Integrating the Calculator into Workflow
To integrate the calculator above into daily operations, create a measurement checklist that includes entering nominal and measured values immediately after inspection. Having the allowable tolerance field ensures inspectors do not forget to compare results to specification. Exporting the results log allows trend analysis; for example, if ppm error steadily increases over several batches, this may indicate instrument drift or a raw material issue. Pairing the chart output with measurement IDs gives supervisors a visual representation of deviation direction and magnitude.
Looking Ahead
Emerging smart factories are layering machine learning models on top of ppm deviation data to predict when a process is approaching its tolerance boundary. By correlating ppm error trends with machine state data, they can schedule maintenance before non-conforming parts appear.
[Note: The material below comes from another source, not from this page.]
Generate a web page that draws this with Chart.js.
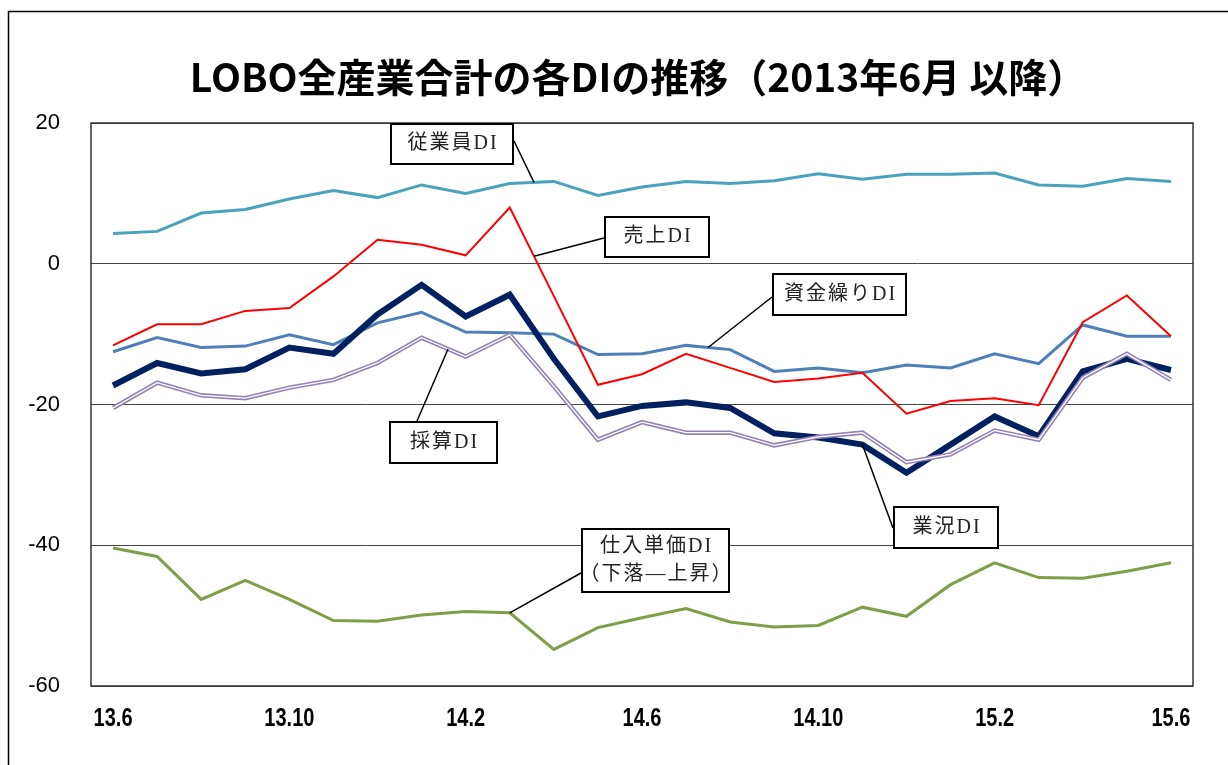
<!DOCTYPE html>
<html lang="ja">
<head>
<meta charset="UTF-8">
<title>LOBO全産業合計の各DIの推移</title>
<script src="https://cdn.jsdelivr.net/npm/chart.js"></script>
<style>
  body { margin: 0; background: #fff; }
</style>
</head>
<body>
<canvas id="diChart" width="1228" height="765"></canvas>
<script>
// 月（13.6 〜 15.6）
var months = ['13.6', '13.7', '13.8', '13.9', '13.10', '13.11', '13.12',
              '14.1', '14.2', '14.3', '14.4', '14.5', '14.6', '14.7', '14.8', '14.9', '14.10', '14.11', '14.12',
              '15.1', '15.2', '15.3', '15.4', '15.5', '15.6'];
var yTicks = [20, 0, -20, -40, -60];

// 各DI
var juugyouin = [4.3, 4.6, 7.2, 7.7, 9.2, 10.4, 9.4, 11.2, 10.0, 11.4, 11.7, 9.7, 10.9, 11.7, 11.4, 11.8, 12.8, 12.0, 12.7, 12.7, 12.9, 11.2, 11.0, 12.1, 11.7];
var uriage = [-11.6, -8.6, -8.6, -6.7, -6.3, -1.8, 3.4, 2.7, 1.2, 8.0, -4.6, -17.2, -15.7, -12.8, -14.8, -16.8, -16.3, -15.5, -21.3, -19.5, -19.1, -20.1, -8.3, -4.5, -10.3];
var shikinguri = [-12.5, -10.5, -11.9, -11.7, -10.1, -11.5, -8.4, -6.9, -9.7, -9.8, -10.0, -12.9, -12.8, -11.6, -12.2, -15.3, -14.8, -15.5, -14.4, -14.8, -12.8, -14.2, -8.7, -10.3, -10.3];
var gyoukyou = [-17.3, -14.1, -15.6, -15.0, -11.9, -12.8, -7.2, -3.0, -7.5, -4.4, -13.5, -21.7, -20.2, -19.7, -20.5, -24.1, -24.7, -25.7, -29.7, -25.7, -21.7, -24.5, -15.3, -13.5, -15.1];
var saisan = [-20.5, -16.9, -18.7, -19.1, -17.6, -16.5, -14.1, -10.5, -13.2, -10.1, -17.4, -25.0, -22.5, -24.0, -24.0, -25.8, -24.6, -24.0, -28.2, -27.1, -23.7, -25.0, -16.2, -12.8, -16.5];
var shiire = [-40.4, -41.6, -47.7, -45.0, -47.7, -50.7, -50.8, -49.9, -49.4, -49.6, -54.8, -51.7, -50.3, -49.0, -50.9, -51.6, -51.4, -48.8, -50.1, -45.6, -42.5, -44.6, -44.7, -43.7, -42.5];

// 吹き出し（box: left, top, width, height / from: 引き出し線の始点 / at: 系列上の位置）
var callouts = [
  { lines: ['従業員DI'], box: [391, 124, 122, 40], from: [514, 141], series: juugyouin, at: 9.55 },
  { lines: ['売上DI'], box: [605, 217, 104, 40], from: [604, 238], series: uriage, at: 9.55 },
  { lines: ['資金繰りDI'], box: [773, 274, 133, 41], from: [772, 297], series: shikinguri, at: 13.5 },
  { lines: ['採算DI'], box: [390, 422, 107, 41], from: [417, 421], series: saisan, at: 7.6 },
  { lines: ['業況DI'], box: [894, 507, 104, 41], from: [893, 528], series: gyoukyou, at: 17 },
  { lines: ['仕入単価DI', '（下落―上昇）'], box: [582, 529, 147, 63], from: [581, 573], series: shiire, at: 9 }
];

function valueAt(arr, pos) {
  var i = Math.floor(pos), f = pos - i;
  if (i >= arr.length - 1) return arr[arr.length - 1];
  return arr[i] + (arr[i + 1] - arr[i]) * f;
}

// 枠・タイトル・X軸ラベル（横長体を詰めて描く）
var framePlugin = {
  id: 'frame',
  beforeDraw: function (chart) {
    var ctx = chart.ctx;
    ctx.save();
    ctx.fillStyle = '#fff';
    ctx.fillRect(0, 0, chart.width, chart.height);
    ctx.strokeStyle = '#000';
    ctx.lineWidth = 1.5;
    ctx.beginPath();
    ctx.moveTo(8.5, chart.height);
    ctx.lineTo(8.5, 11.5);
    ctx.lineTo(chart.width, 11.5);
    ctx.stroke();
    ctx.restore();
  },
  beforeDatasetsDraw: function (chart) {
    var a = chart.chartArea, ctx = chart.ctx;
    ctx.save();
    ctx.strokeStyle = '#333';
    ctx.lineWidth = 1.5;
    ctx.strokeRect(a.left, a.top, a.right - a.left, a.bottom - a.top);
    ctx.restore();
  },
  afterDraw: function (chart) {
    var ctx = chart.ctx, xs = chart.scales.x;
    ctx.save();
    ctx.fillStyle = '#000';
    ctx.font = 'bold 39px "Noto Sans CJK JP", sans-serif';
    ctx.textAlign = 'center';
    ctx.textBaseline = 'middle';
    ctx.fillText('LOBO全産業合計の各DIの推移（2013年6月 以降）', 638, 77);

    ctx.font = 'bold 25px "Liberation Sans", sans-serif';
    ctx.textBaseline = 'alphabetic';
    months.forEach(function (m, i) {
      if (i % 4 !== 0) return;
      var x = xs.getPixelForValue(i);
      ctx.save();
      ctx.translate(x, 726);
      ctx.scale(0.8, 1);
      ctx.fillText(m, 0, 0);
      ctx.restore();
    });
    ctx.restore();
  }
};

var calloutPlugin = {
  id: 'callouts',
  afterDatasetsDraw: function (chart) {
    var ctx = chart.ctx, xs = chart.scales.x, ys = chart.scales.y;
    ctx.save();
    callouts.forEach(function (c) {
      var px = xs.getPixelForValue(c.at);
      var py = ys.getPixelForValue(valueAt(c.series, c.at));
      ctx.strokeStyle = '#000';
      ctx.lineWidth = 1.5;
      ctx.beginPath();
      ctx.moveTo(c.from[0], c.from[1]);
      ctx.lineTo(px, py);
      ctx.stroke();

      var b = c.box;
      ctx.fillStyle = '#fff';
      ctx.fillRect(b[0], b[1], b[2], b[3]);
      ctx.lineWidth = 2;
      ctx.strokeRect(b[0], b[1], b[2], b[3]);

      ctx.fillStyle = '#222';
      ctx.font = '20px "Liberation Serif", "Noto Sans CJK JP", serif';
      ctx.textAlign = 'center';
      ctx.textBaseline = 'middle';
      ctx.letterSpacing = '2px';
      var lh = 28;
      var y0 = b[1] + b[3] / 2 - (c.lines.length - 1) * lh / 2;
      c.lines.forEach(function (t, k) {
        ctx.fillText(t, b[0] + b[2] / 2 + 1, y0 + k * lh);
      });
    });
    ctx.restore();
  }
};

function line(data, color, width) {
  return {
    data: data,
    borderColor: color,
    borderWidth: width,
    pointRadius: 0,
    tension: 0,
    fill: false
  };
}

// 先頭の系列ほど手前に描かれる
var ctx = document.getElementById('diChart').getContext('2d');
var diChart = new Chart(ctx, {
  type: 'line',
  data: {
    labels: months,
    datasets: [
      line(uriage, '#ff0000', 2),
      line(saisan, '#ffffff', 1.3),
      line(saisan, '#9481b6', 4.5),
      line(gyoukyou, '#002060', 6),
      line(shikinguri, '#4f7fb8', 3),
      line(juugyouin, '#4aa3bc', 3),
      line(shiire, '#7e9f48', 3)
    ]
  },
  options: {
    responsive: false,
    devicePixelRatio: 1,
    animation: false,
    layout: { padding: { top: 123, right: 35, left: 0, bottom: 0 } },
    plugins: {
      legend: { display: false },
      tooltip: { enabled: false },
      title: { display: false }
    },
    scales: {
      x: {
        offset: true,
        grid: { display: false },
        border: { display: false },
        afterFit: function (s) { s.height = 79; },
        ticks: { display: false }
      },
      y: {
        min: yTicks[yTicks.length - 1],
        max: yTicks[0],
        afterFit: function (s) { s.width = 91; },
        afterBuildTicks: function (s) { s.ticks = yTicks.map(function (v) { return { value: v }; }); },
        border: { display: false },
        grid: { color: '#444', lineWidth: 1, drawTicks: false },
        ticks: {
          padding: 31,
          color: '#000',
          font: { family: '"Liberation Sans", sans-serif', size: 22 }
        }
      }
    }
  },
  plugins: [framePlugin, calloutPlugin]
});
</script>
</body>
</html>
At the same time, quantum-based length standards and femtosecond lasers promise to push fundamental measurement uncertainty below 1 ppm. Staying fluent in ppm calculations ensures engineers can leverage these innovations and maintain compliance as standards evolve.
Armed with this detailed understanding, teams can confidently use the calculator to quantify deviations, build evidence for audits, and ultimately deliver better products with fewer surprises. High-precision work demands this level of vigilance, and PPM analysis remains one of the sharpest tools for keeping length measurements honest.